MONTANA POWER COMPANY v. FEDERAL POWER COMM

Court of Appeals for the D.C. Circuit (1972)

Facts

Issue

Holding — Fahy, S.J.

Rule

Reasoning

Deep Dive: How the Court Reached Its Decision

Court's Authority to Readjust Rental Charges

The court confirmed that the Federal Power Commission (FPC) acted within its statutory authority under the Federal Water Power Act to readjust rental charges for the use of tribal lands. The court reasoned that the FPC was not constrained to merely modify previously established charges but was permitted to conduct a de novo assessment of the entire situation. This interpretation allowed the FPC to consider the current commercial value of the tribal lands, which had likely changed since the original rental rates were established. The court highlighted that the statute explicitly provided for readjustment of charges after the initial twenty-year period, and this allowed the Commission to make a comprehensive evaluation based on updated economic conditions and valuations. The court emphasized that a rigid adherence to past rental amounts would undermine the intention of the statute to ensure fair compensation reflective of current land values. Thus, it upheld the FPC's authority to reassess the rental charges fundamentally.

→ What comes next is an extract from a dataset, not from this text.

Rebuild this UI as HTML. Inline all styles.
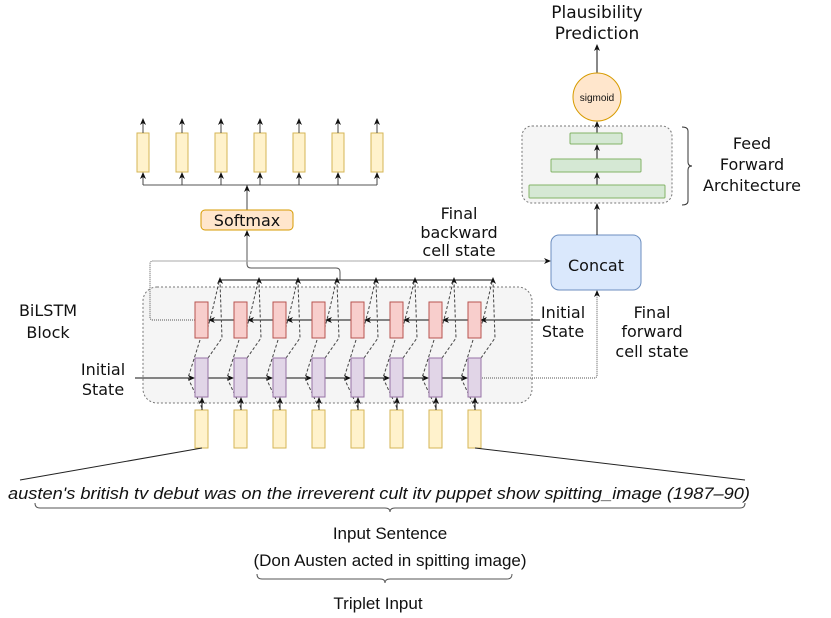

Methodology for Determining New Rental Amount

The court evaluated the FPC's methodology for determining the new rental amount and found it to be reasonable. The Commission adopted the "profitability method," which assessed the overall contribution of the Kerr Hydro-Electric Development project to the company's revenue. This method required calculating the income generated by the project and determining a fair allocation of that income to the use of the tribal lands. The court noted that the Commission had substantial evidence to support its findings, including expert testimony and historical data on revenue generated by the project. The court reasoned that using the profitability approach was appropriate as it accounted for the value derived from the use of tribal lands while also considering the project's operational context. It concluded that the rental increase from $238,375 to $950,000 was justified based on the comprehensive analysis of the benefits realized from the use of the tribal lands.

Inclusion of the Third Generating Unit

The court addressed the contention that the FPC erred by including the third generating unit in the rental calculations, as it had only been operational since 1954. The court determined that the entire Kerr project, including all operational units, constituted a single project for the purposes of rental determination. It clarified that the relevant statutory provisions did not necessitate separate twenty-year intervals for each unit but rather allowed for a comprehensive evaluation of the project as a whole after the initial twenty-year period. The court pointed out that the original license had authorized three units, and the third unit had become integral to the overall value of the Kerr project by the time the rental readjustment was sought. Therefore, the court upheld the inclusion of the third unit in the rental charge calculations, affirming the Commission's interpretation of its authority and the relevant statutes.

Substantial Evidence Supporting the Commission's Conclusions

The court found that the FPC's conclusions in determining the new rental amount were supported by substantial evidence. It reviewed the methodology employed by the Commission and recognized that the analysis was grounded in a wealth of data, including expert testimony regarding the profitability of the project. The court noted that the Commission's reliance on the profitability method was consistent with its historical practices and was appropriate given the nature of the economic analysis required. Moreover, the court acknowledged that the Commission had considered various factors and the overall contribution of the project to the company's revenues, which justified the increased rental amount. The court emphasized that the findings were not arbitrary and that the Commission had acted within its discretion to arrive at a reasonable rental charge based on the updated valuation of the tribal lands in question.

Modification of Interest Rate

The court modified the interest rate applied to the rental payments from 6 percent to 4 percent, aligning it with previous Commission decisions regarding tribal land rentals. It recognized that the earlier ruling in the Third Unit case had established an interest rate of 4 percent, and the Commission's decision to raise it to 6 percent lacked sufficient justification. The court emphasized the need for consistency in regulatory practices, especially in matters affecting tribal lands and the related financial implications. By modifying the interest rate, the court aimed to ensure equity and adherence to established precedent while still affirming the overall decision of the Commission regarding the rental charges. Thus, the court acknowledged the importance of maintaining coherence in the regulatory framework governing tribal land use.